1. Master the Roasted Tomatillo Salsa. This is the "Hello World" of Mexican cooking. Don't boil the tomatillos. Roast them under a broiler with garlic and serranos until they are blackened and bursting. Blend them with fresh cilantro and salt. That’s it. It’s acidic, smoky, and works on everything.

2. Learn to Handle Dried Chilies. Go to a local Mexican grocer. Buy a bag of Ancho chilies. Pull off the stems, shake out the seeds, and toast them in a dry pan for 30 seconds until they smell like raisins. Soak them in hot water for 20 minutes. Blend that with a little of the soaking liquid.

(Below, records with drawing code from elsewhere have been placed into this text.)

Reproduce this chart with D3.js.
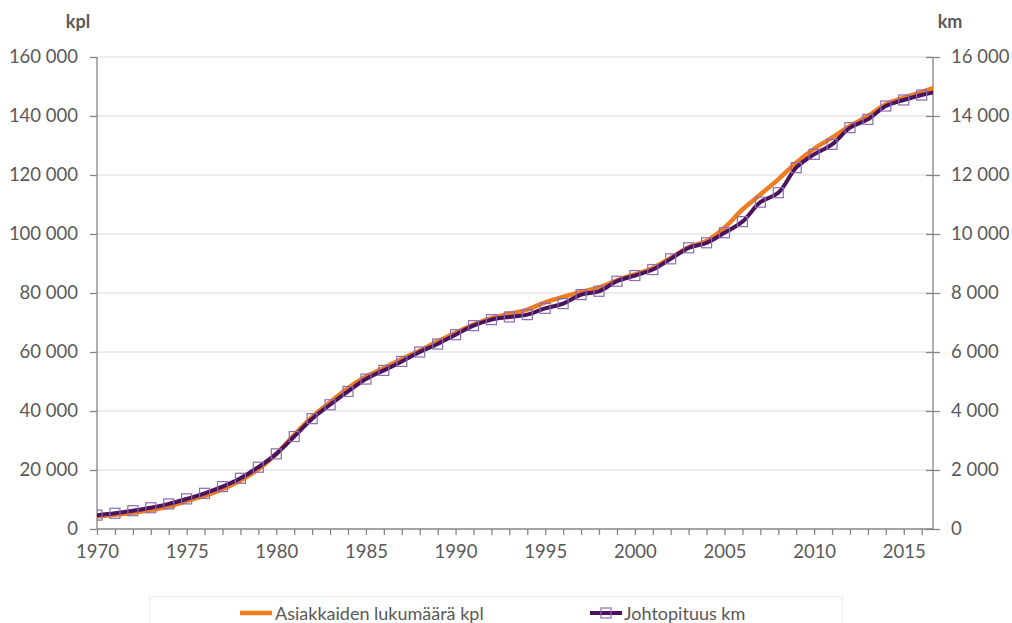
<!DOCTYPE html>
<html>
<head>
<meta charset="utf-8">
<script src="https://d3js.org/d3.v7.min.js"></script>
<style>
  body { margin: 0; background: #fff; font-family: Lato, "Open Sans", sans-serif; }
  svg text { fill: #595959; }
</style>
</head>
<body>
<div id="chart"></div>
<script>
// values
const years = d3.range(1970, 2018);
const customers = [4200, 4800, 5500, 6400, 7600, 9500, 11200, 13500, 16400, 20300,
  25500, 31900, 38000, 43000, 47800, 51700, 54600, 57600, 60500, 63600,
  66500, 69300, 71500, 72900, 74400, 76800, 78700, 80400, 81900, 84300,
  86300, 88500, 91900, 95500, 97600, 102100, 108300, 113400, 118500, 124200,
  128900, 132700, 136600, 140000, 144000, 146200, 148100, 150200];
const lineKm = [470, 533, 620, 720, 850, 1020, 1210, 1437, 1720, 2095,
  2547, 3134, 3740, 4211, 4662, 5083, 5376, 5681, 6000, 6272,
  6587, 6893, 7097, 7189, 7267, 7480, 7640, 7946, 8059, 8399,
  8591, 8795, 9158, 9532, 9702, 10042, 10420, 11080, 11399, 12248,
  12700, 13039, 13606, 13888, 14339, 14543, 14710, 14840];
const leftTicks = [0, 20000, 40000, 60000, 80000, 100000, 120000, 140000, 160000];
const rightTicks = [0, 2000, 4000, 6000, 8000, 10000, 12000, 14000, 16000];
const yearLabels = [1970, 1975, 1980, 1985, 1990, 1995, 2000, 2005, 2010, 2015];
const seriesNames = ["Asiakkaiden lukumäärä kpl", "Johtopituus km"];

const width = 1012, height = 623;
const m = { left: 97, right: 933, top: 57, bottom: 529 };

const x = d3.scaleLinear().domain([1970, 2016.63]).range([m.left, m.right]);
const yL = d3.scaleLinear().domain([0, 160000]).range([m.bottom, m.top]);
const yR = d3.scaleLinear().domain([0, 16000]).range([m.bottom, m.top]);

const fmt = v => d3.format(",")(v).replace(/,/g, " ");

const svg = d3.select("#chart").append("svg")
  .attr("width", width).attr("height", height);

svg.append("defs").append("clipPath").attr("id", "plot")
  .append("rect").attr("x", m.left).attr("y", 0)
  .attr("width", m.right - m.left).attr("height", m.bottom);

// gridlines
svg.append("g").selectAll("line").data(leftTicks.slice(1)).join("line")
  .attr("x1", m.left).attr("x2", m.right)
  .attr("y1", d => yL(d)).attr("y2", d => yL(d))
  .attr("stroke", "#d9d9d9").attr("stroke-width", 1);

// left axis
const gL = svg.append("g").attr("transform", `translate(${m.left},0)`)
  .call(d3.axisLeft(yL).tickValues(leftTicks).tickFormat(fmt).tickSize(7).tickPadding(12));
// right axis
const gR = svg.append("g").attr("transform", `translate(${m.right},0)`)
  .call(d3.axisRight(yR).tickValues(rightTicks).tickFormat(fmt).tickSize(7).tickPadding(11));
gR.selectAll(".tick line").attr("x1", -7);
// bottom axis
const gB = svg.append("g").attr("transform", `translate(0,${m.bottom})`)
  .call(d3.axisBottom(x).tickValues(d3.range(1970, 2017)).tickSize(6).tickPadding(10)
    .tickFormat(d => yearLabels.includes(d) ? d : ""));

[gL, gR, gB].forEach(g => {
  g.select(".domain").attr("stroke", "#868686").attr("stroke-width", 1.3);
  g.selectAll(".tick line").attr("stroke", "#868686").attr("stroke-width", 1.3);
  g.selectAll("text").attr("font-family", "Lato, sans-serif").attr("font-size", 18.5).attr("fill", "#595959");
});
gL.select(".domain").attr("d", `M0,${m.bottom}V${m.top}`);
gR.select(".domain").attr("d", `M0,${m.bottom}V${m.top}`);
gB.select(".domain").attr("d", `M${m.left},0H${m.right}`);

// axis titles
svg.append("text").attr("x", 78).attr("y", 28).attr("text-anchor", "middle")
  .attr("font-size", 18).attr("font-weight", "bold").text("kpl");
svg.append("text").attr("x", 950).attr("y", 28).attr("text-anchor", "middle")
  .attr("font-size", 18).attr("font-weight", "bold").text("km");

const plot = svg.append("g").attr("clip-path", "url(#plot)");

const lineL = d3.line().curve(d3.curveCatmullRom)
  .x((d, i) => x(years[i])).y(d => yL(d));
const lineR = d3.line().curve(d3.curveCatmullRom)
  .x((d, i) => x(years[i])).y(d => yR(d));

plot.append("path").datum(customers).attr("d", lineL)
  .attr("fill", "none").attr("stroke", "#ee7d22").attr("stroke-width", 4.5)
  .attr("stroke-linejoin", "round");

plot.append("path").datum(lineKm).attr("d", lineR)
  .attr("fill", "none").attr("stroke", "#4a145c").attr("stroke-width", 4)
  .attr("stroke-linejoin", "round");

plot.append("g").selectAll("rect").data(lineKm).join("rect")
  .attr("x", (d, i) => x(years[i]) - 5).attr("y", d => yR(d) - 5)
  .attr("width", 10).attr("height", 10)
  .attr("fill", "none").attr("stroke", "#8c6bb1").attr("stroke-width", 1.2);

// legend
svg.append("rect").attr("x", 149.5).attr("y", 596.5).attr("width", 693).attr("height", 40)
  .attr("fill", "none").attr("stroke", "#eeeeee");
const legend = svg.append("g");
legend.append("line").attr("x1", 240).attr("x2", 272).attr("y1", 613).attr("y2", 613)
  .attr("stroke", "#ee7d22").attr("stroke-width", 4.5);
legend.append("text").attr("x", 275).attr("y", 620).attr("font-size", 18).text(seriesNames[0]);
legend.append("line").attr("x1", 590).attr("x2", 622).attr("y1", 613).attr("y2", 613)
  .attr("stroke", "#4a145c").attr("stroke-width", 4);
legend.append("rect").attr("x", 601).attr("y", 608).attr("width", 10).attr("height", 10)
  .attr("fill", "none").attr("stroke", "#8c6bb1").attr("stroke-width", 1.2);
legend.append("text").attr("x", 624).attr("y", 620).attr("font-size", 18).text(seriesNames[1]);
</script>
</body>
</html>
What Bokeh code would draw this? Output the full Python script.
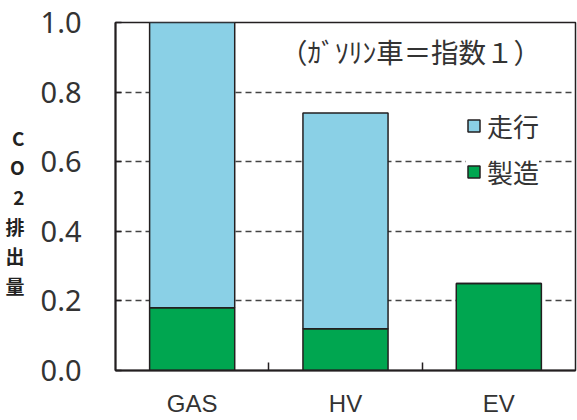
from bokeh.plotting import figure
from bokeh.models import (FactorRange, Range1d, LinearAxis, CategoricalAxis,
                          FixedTicker, Label, Legend, LegendItem, ColumnDataSource,
                          PrintfTickFormatter)
from bokeh.embed import file_html
from bokeh.resources import INLINE

categories = ["GAS", "HV", "EV"]
manufacturing = [0.18, 0.12, 0.25]   # 製造
driving = [0.82, 0.62, 0.0]          # 走行
series_names = ["製造", "走行"]
series_colors = ["#00A650", "#8AD0E6"]
y_ticks = [0.0, 0.2, 0.4, 0.6, 0.8, 1.0]
ylabel_chars = ["C", "O", "2", "排", "出", "量"]
note = "（ｶﾞｿﾘﾝ車＝指数１）"

DARK = "#231f20"
TXT = "#333333"

source = ColumnDataSource(dict(cat=categories, 製造=manufacturing, 走行=driving))

p = figure(x_range=FactorRange(*categories, range_padding=0, factor_padding=0),
           y_range=Range1d(0, 1.0), width=577, height=420,
           output_backend="svg", toolbar_location=None, x_axis_location=None,
           min_border_left=115, min_border_right=2, min_border_top=22,
           min_border_bottom=50)

p.outline_line_color = DARK
p.outline_line_width = 1.5
p.xgrid.visible = False

# y axis
ya = p.yaxis[0]
ya.ticker = FixedTicker(ticks=y_ticks)
ya.formatter = PrintfTickFormatter(format="%.1f")
ya.major_tick_in = 6
ya.major_tick_out = 0
ya.minor_tick_line_color = None
ya.axis_line_color = DARK
ya.axis_line_width = 2
ya.major_tick_line_color = DARK
ya.major_tick_line_width = 1.5
ya.major_label_text_font = "Noto Sans"
ya.major_label_text_font_size = "29px"
ya.major_label_text_color = TXT
ya.major_label_standoff = 34
ya.axis_label = "\n" + "\n".join(ylabel_chars)
ya.axis_label_orientation = "horizontal"
ya.axis_label_text_font = "Noto Sans CJK JP"
ya.axis_label_text_font_style = "bold"
ya.axis_label_text_font_size = "19px"
ya.axis_label_text_line_height = 1.1
ya.axis_label_text_color = "#222222"
ya.axis_label_standoff = 13

p.ygrid.ticker = FixedTicker(ticks=y_ticks)
p.ygrid.grid_line_color = "#444444"
p.ygrid.grid_line_width = 1.3
p.ygrid.grid_line_dash = "6 4"

# separator ticks at category boundaries
sep_ticks = list(range(1, len(categories)))
sep = LinearAxis(ticker=FixedTicker(ticks=sep_ticks),
                 major_label_overrides={t: "" for t in sep_ticks},
                 major_label_text_font_size="1px",
                 major_tick_in=8, major_tick_out=0,
                 major_label_standoff=0, minor_tick_line_color=None,
                 axis_line_color=DARK, axis_line_width=2,
                 major_tick_line_color=DARK, major_tick_line_width=1.5)
p.add_layout(sep, "below")
cax = CategoricalAxis(major_tick_line_color=None, axis_line_color=None,
                      major_label_text_font="Liberation Sans",
                      major_label_text_font_size="24px",
                      major_label_text_color=TXT, major_label_standoff=13)
p.add_layout(cax, "below")

renderers = p.vbar_stack(series_names, x="cat", width=0.555, color=series_colors,
                         line_color=DARK, line_width=1.5, source=source)

legend = Legend(items=[LegendItem(label="走行", renderers=[renderers[1]]),
                       LegendItem(label="製造", renderers=[renderers[0]])],
                location=(351, 180), orientation="vertical",
                glyph_width=15, glyph_height=15, label_height=26, spacing=9,
                padding=10, label_standoff=6,
                label_text_font="Noto Sans CJK JP", label_text_font_size="26px",
                label_text_color=TXT, border_line_color=None,
                background_fill_color="white", background_fill_alpha=1.0)
p.add_layout(legend)

p.add_layout(Label(x=295, y=0.9195, x_units="screen", text=note,
                   text_font="Noto Sans CJK JP", text_font_size="27.5px",
                   text_color=TXT, text_align="center", text_baseline="middle"))

open("out.html", "w").write(file_html(p, INLINE))
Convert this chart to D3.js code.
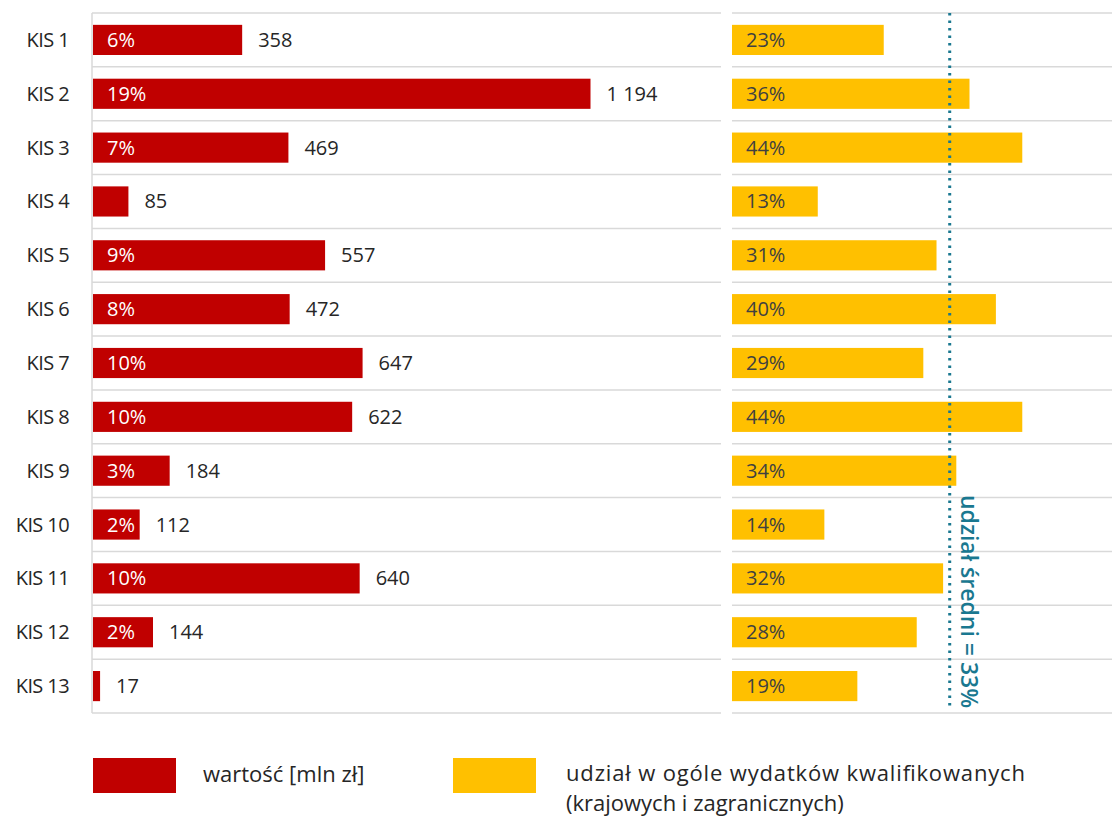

You now have a base for the best chili or enchilada sauce you’ve ever tasted.

3. Practice the "Puff." Buy some high-quality masa harina (like Masienda or Bob’s Red Mill). Mix it with water until it feels like play-dough. Press it in a tortilla press. When you put it on a hot griddle, it should puff up like a little pita bread. If it puffs, you’ve done it. You’ve mastered the steam inside the dough.

4. Source Real Mexican Cinnamon. Look for Canela. It’s Ceylon cinnamon. It’s soft and crumbly, not hard like the Cassia sticks you find in most grocery stores. It has a floral, citrusy note that is essential for authentic Mexican chocolate or café de olla.

5. Embrace the Char. Most home cooks are afraid of burning things. In Mexican cooking, "burnt" is often a flavor profile. Don't be afraid of those black spots on your onions or tomatoes. That carbon is where the depth comes from.

Mexico One Plate at a Time isn't just a relic of PBS's past. It’s a living archive. Whether you’re watching an old rerun from season three or reading one of Rick’s cookbooks, the message is the same: slow down, respect the ingredient, and don't be afraid of a little smoke in the kitchen.


Next Steps for Your Kitchen:

  • Identify a local Mexican market or "Mercado" in your area to source whole dried chilies.
  • Watch the "Oaxaca: The Emerald City" episode for the best introduction to the complexity of regional Mexican flavors.
  • Invest in a heavy cast-iron comal or griddle to achieve the proper char on vegetables and spices.